_WHAT IS NEEDED:_
Only a number is wanted: how many lines in the listing contain the word "this"?

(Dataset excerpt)
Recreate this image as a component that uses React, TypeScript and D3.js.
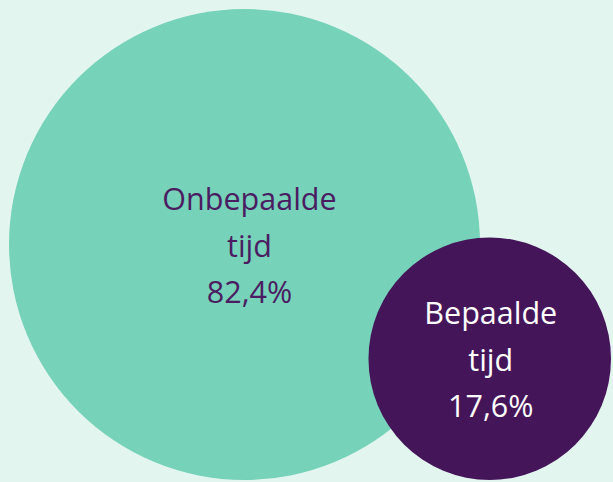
import React from "react";
import * as d3 from "d3";

const categories = ["Onbepaalde tijd", "Bepaalde tijd"];
const values = [82.4, 17.6];
const labels = ["82,4%", "17,6%"];

const W = 613;
const H = 482;
const COLORS = ["#76d2b8", "#45155a"];
const TEXT_COLORS = ["#4b1c62", "#ffffff"];

export default function App() {
  const r = d3.scalePow().exponent(0.43).domain([0, d3.max(values) as number]).range([0, 235.5]);
  const r0 = r(values[0]);
  const r1 = r(values[1]);
  const centers = [
    { x: 9 + r0, y: 9 + r0 },
    { x: W - 2 - r1, y: H - 2 - r1 },
  ];
  const labelDx = [5, 1];
  const lineH = 46.5;
  return (
    <div style={{ position: "fixed", left: 0, top: 0, width: W, height: H }}>
      <svg width={W} height={H} style={{ display: "block" }}>
        <rect width={W} height={H} fill="#e3f5ef" />
        {values.map((v, i) => (
          <circle key={i} cx={centers[i].x} cy={centers[i].y} r={r(v)} fill={COLORS[i]} />
        ))}
        {values.map((v, i) => {
          const words = categories[i].split(" ");
          const lines = [...words, labels[i]];
          return (
            <text
              key={"t" + i}
              x={centers[i].x + labelDx[i]}
              y={centers[i].y + 12}
              textAnchor="middle"
              fill={TEXT_COLORS[i]}
              style={{ fontFamily: "'Open Sans', sans-serif", fontSize: 30.5 }}
            >
              {lines.map((l, j) => (
                <tspan key={j} x={centers[i].x + labelDx[i]} dy={j === 0 ? -lineH : lineH}>
                  {l}
                </tspan>
              ))}
            </text>
          );
        })}
      </svg>
    </div>
  );
}
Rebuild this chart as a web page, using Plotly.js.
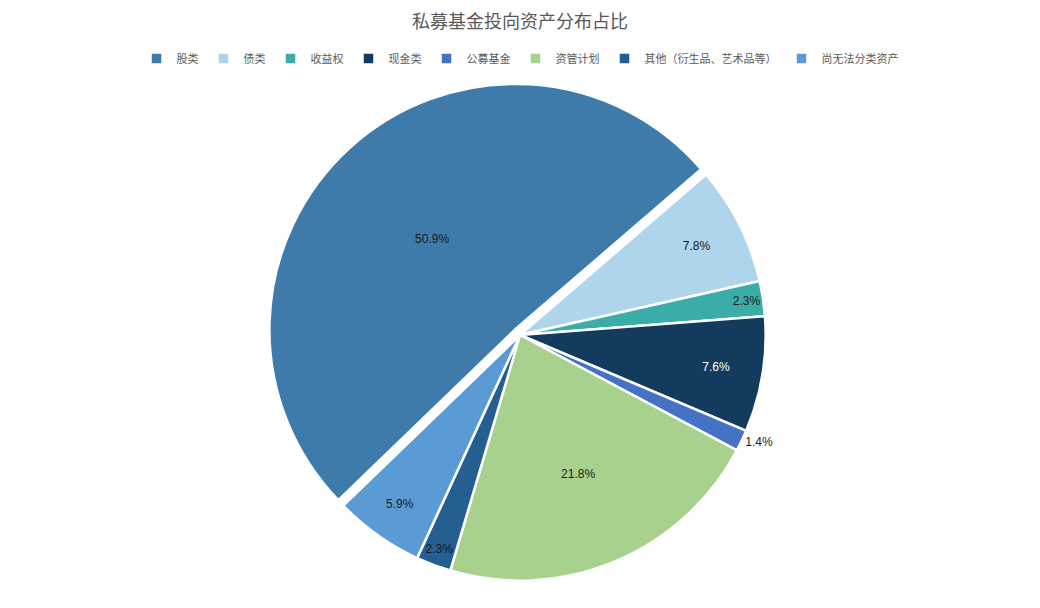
<!DOCTYPE html>
<html>
<head>
<meta charset="utf-8">
<script src="https://cdn.plot.ly/plotly-3.0.1.min.js"></script>
<style>html,body{margin:0;padding:0;background:#fff;}#chart{width:1040px;height:608px;}</style>
</head>
<body>
<div id="chart"></div>
<script>
const categories = ['股类', '债类', '收益权', '现金类', '公募基金', '资管计划', '其他（衍生品、艺术品等）', '尚无法分类资产'];
const shares = [50.9, 7.8, 2.3, 7.6, 1.4, 21.8, 2.3, 5.9];
const sliceColors = ['#3E7BAA', '#AED5EB', '#3AADA8', '#123B5E', '#4472C4', '#A9D18E', '#255E91', '#5B9BD5'];
const labelColors = ['#1a1a1a', '#1a1a1a', '#1a1a1a', '#ffffff', '#1a1a1a', '#1a1a1a', '#1a1a1a', '#1a1a1a'];
const labelPositions = ['inside', 'inside', 'inside', 'inside', 'outside', 'inside', 'inside', 'inside'];
const pulls = [0.03, 0, 0, 0, 0, 0, 0, 0];

const trace = {
  type: 'pie',
  labels: categories,
  values: shares,
  sort: false,
  direction: 'clockwise',
  rotation: -134,
  pull: pulls,
  marker: {colors: sliceColors, line: {color: '#ffffff', width: 2.5}},
  texttemplate: '%{percent:.1%}',
  textposition: labelPositions,
  insidetextorientation: 'horizontal',
  textfont: {family: 'Liberation Sans, Arial, sans-serif', size: 12, color: labelColors},
  outsidetextfont: {family: 'Liberation Sans, Arial, sans-serif', size: 12, color: '#1a1a1a'},
  automargin: false,
  hoverinfo: 'label+percent'
};

const layout = {
  width: 1040,
  height: 608,
  paper_bgcolor: '#ffffff',
  plot_bgcolor: '#ffffff',
  margin: {l: 22, r: 22, t: 82, b: 20},
  title: {
    text: '私募基金投向资产分布占比',
    x: 0.5, xanchor: 'center',
    y: 0.965, yanchor: 'middle',
    font: {family: 'Noto Sans CJK SC, sans-serif', size: 18, color: '#595959'}
  },
  showlegend: true,
  legend: {
    orientation: 'h',
    x: 0.5, xanchor: 'center',
    y: 1.018, yanchor: 'bottom',
    font: {family: 'Noto Sans CJK SC, sans-serif', size: 11, color: '#595959'},
    itemwidth: 30,
    tracegroupgap: 0
  },
  font: {family: 'Noto Sans CJK SC, sans-serif'}
};

Plotly.newPlot('chart', [trace], layout, {displayModeBar: false, staticPlot: true});
</script>
</body>
</html>
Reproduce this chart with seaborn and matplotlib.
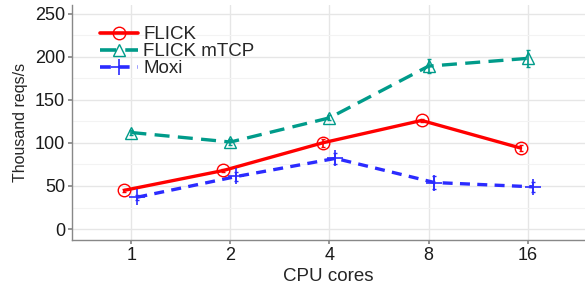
import numpy as np
import pandas as pd
import matplotlib
matplotlib.use("Agg")
import matplotlib.pyplot as plt
import seaborn as sns
from matplotlib.lines import Line2D
from matplotlib.ticker import MultipleLocator

# -----------------------------
# DATA
# -----------------------------
CORES = ["1", "2", "4", "8", "16"]
FLICK = [45, 68, 100, 126, 94]
FLICK_ERR = [2, 2, 5, 2, 3]
MTCP = [112, 101, 129, 189, 198]
MTCP_ERR = [3, 3, 3, 8, 10]
MOXI = [37, 61, 82, 54, 49]
MOXI_ERR = [3, 5, 6, 7, 6]

SERIES = ["FLICK", "FLICK mTCP", "Moxi"]

# -----------------------------
# STYLE
# -----------------------------
sns.set_theme(style="whitegrid")
plt.rcParams["font.family"] = ["Liberation Sans", "DejaVu Sans"]

COLORS = {"FLICK": "#FF0000", "FLICK mTCP": "#009B8A", "Moxi": "#2B2BFF"}
MARKERS = {"FLICK": "o", "FLICK mTCP": "^", "Moxi": "+"}
DASHES = {"FLICK": None, "FLICK mTCP": (4.5, 2.5), "Moxi": (3, 2.2)}
OFFSETS = {"FLICK": -0.07, "FLICK mTCP": 0.0, "Moxi": 0.06}

rows = []
for name, vals, errs in [("FLICK", FLICK, FLICK_ERR),
                         ("FLICK mTCP", MTCP, MTCP_ERR),
                         ("Moxi", MOXI, MOXI_ERR)]:
    for i, (v, e) in enumerate(zip(vals, errs)):
        rows.append({"Series": name, "pos": i + OFFSETS[name], "value": v, "err": e})
df = pd.DataFrame(rows)


def marker_kw(name):
    if MARKERS[name] == "+":
        return dict(marker="+", markersize=12, markeredgewidth=1.2,
                    markeredgecolor=COLORS[name])
    return dict(marker=MARKERS[name], markersize=9, markerfacecolor="none",
                markeredgecolor=COLORS[name], markeredgewidth=1.0)


fig = plt.figure(figsize=(5.85, 2.9), dpi=100)
ax = fig.add_axes([0.123, 0.172, 0.877, 0.811])

handles = []
for name in SERIES:
    sub = df[df["Series"] == name]
    ax.errorbar(sub["pos"], sub["value"], yerr=sub["err"], fmt="none",
                ecolor=COLORS[name], elinewidth=1.2, capsize=1.5, zorder=2)

    kw = dict(color=COLORS[name], linewidth=2.4, ax=ax, zorder=3, legend=False)
    if DASHES[name] is None:
        kw["linestyle"] = "-"
    else:
        kw["dashes"] = DASHES[name]
    sns.lineplot(data=sub, x="pos", y="value", **kw)
    ax.plot(sub["pos"], sub["value"], linestyle="none", zorder=4, **marker_kw(name))

    ls = "-" if DASHES[name] is None else (0, DASHES[name])
    handles.append(Line2D([], [], color=COLORS[name], linewidth=2.6,
                          linestyle=ls, **marker_kw(name)))

ax.set_xlim(-0.6, 4.58)
ax.set_ylim(-12.8, 260)
ax.set_xticks(range(len(CORES)))
ax.set_xticklabels(CORES)
ax.set_yticks([0, 50, 100, 150, 200, 250])
ax.yaxis.set_minor_locator(MultipleLocator(25))

ax.grid(which="major", color="#E6E6E6", linewidth=1.0)
ax.grid(which="minor", axis="y", color="#F3F3F3", linewidth=0.8)
ax.set_axisbelow(True)
for side in ["top", "right"]:
    ax.spines[side].set_visible(False)
for side in ["left", "bottom"]:
    ax.spines[side].set_color("#888888")
    ax.spines[side].set_linewidth(1.0)

ax.tick_params(axis="both", which="major", labelsize=13, length=3,
               color="#888888", direction="out", pad=2, labelcolor="#1a1a1a")
ax.tick_params(axis="y", which="minor", length=0)
ax.tick_params(left=True, bottom=True)

ax.set_xlabel("CPU cores", fontsize=13.5, labelpad=3)
ax.set_ylabel("Thousand reqs/s", fontsize=11.5, labelpad=5)

leg = ax.legend(handles, SERIES, loc="upper left", bbox_to_anchor=(0.055, 0.91),
                frameon=False, fontsize=13.5, handlelength=2.0, handletextpad=0.3,
                labelspacing=0.0, borderaxespad=0, borderpad=0)

fig.savefig("out.png", dpi=100)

_EXERCISE RESULT:_
3